Motion to Transfer Venue
The court then considered Burgess's alternative motion to transfer the case to the Southern District of New York under 28 U.S.C. §1404(a). It acknowledged that the statute allows for transfer to a more convenient forum for the parties and witnesses if the action could have been initiated there. The court analyzed several factors relevant to the convenience of the parties and witnesses, emphasizing that many of the potential witnesses resided in New York and that a majority of the projects occurred there. The court noted that transferring the case would streamline the process, as most witnesses were located in New York, thus reducing travel burdens and facilitating easier access to relevant evidence and potential site inspections.

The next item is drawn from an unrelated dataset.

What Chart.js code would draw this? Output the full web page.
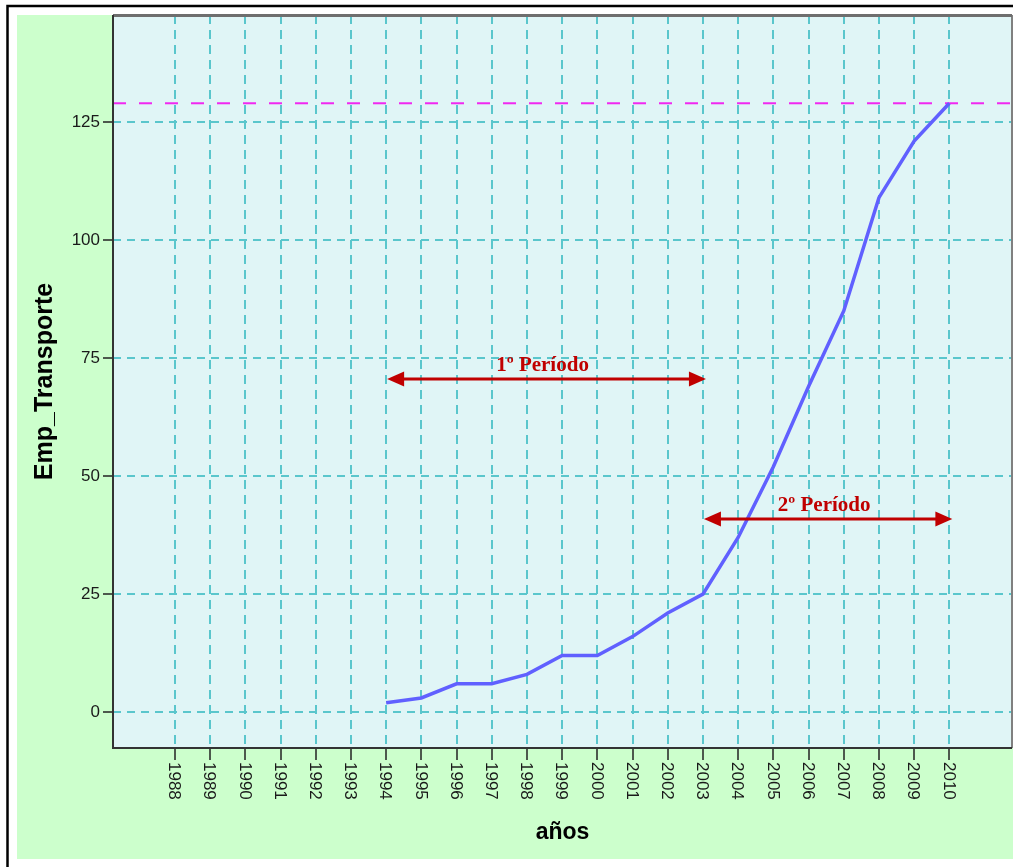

Although Worthington's choice of forum was considered, the court found that the convenience of witnesses and the interests of justice strongly favored a transfer to New York. Ultimately, the court granted the motion to transfer the case, highlighting the practical benefits of doing so.
Conclusion
In conclusion, the U.S. District Court for the Northern District of Ohio denied Burgess's motions to dismiss for lack of personal jurisdiction and for improper venue, affirming that it had jurisdiction and that Ohio was a proper venue for the lawsuit. However, the court granted Burgess's motion to transfer the case to the Southern District of New York, citing the convenience of the parties and witnesses as well as the interests of justice. The court's decision was guided by an assessment of the connections between the case, the parties, and the proposed transferee venue, ultimately determining that New York was the more appropriate forum for the proceedings. The court's order effectively moved the litigation to a jurisdiction that would facilitate a more efficient resolution of the dispute.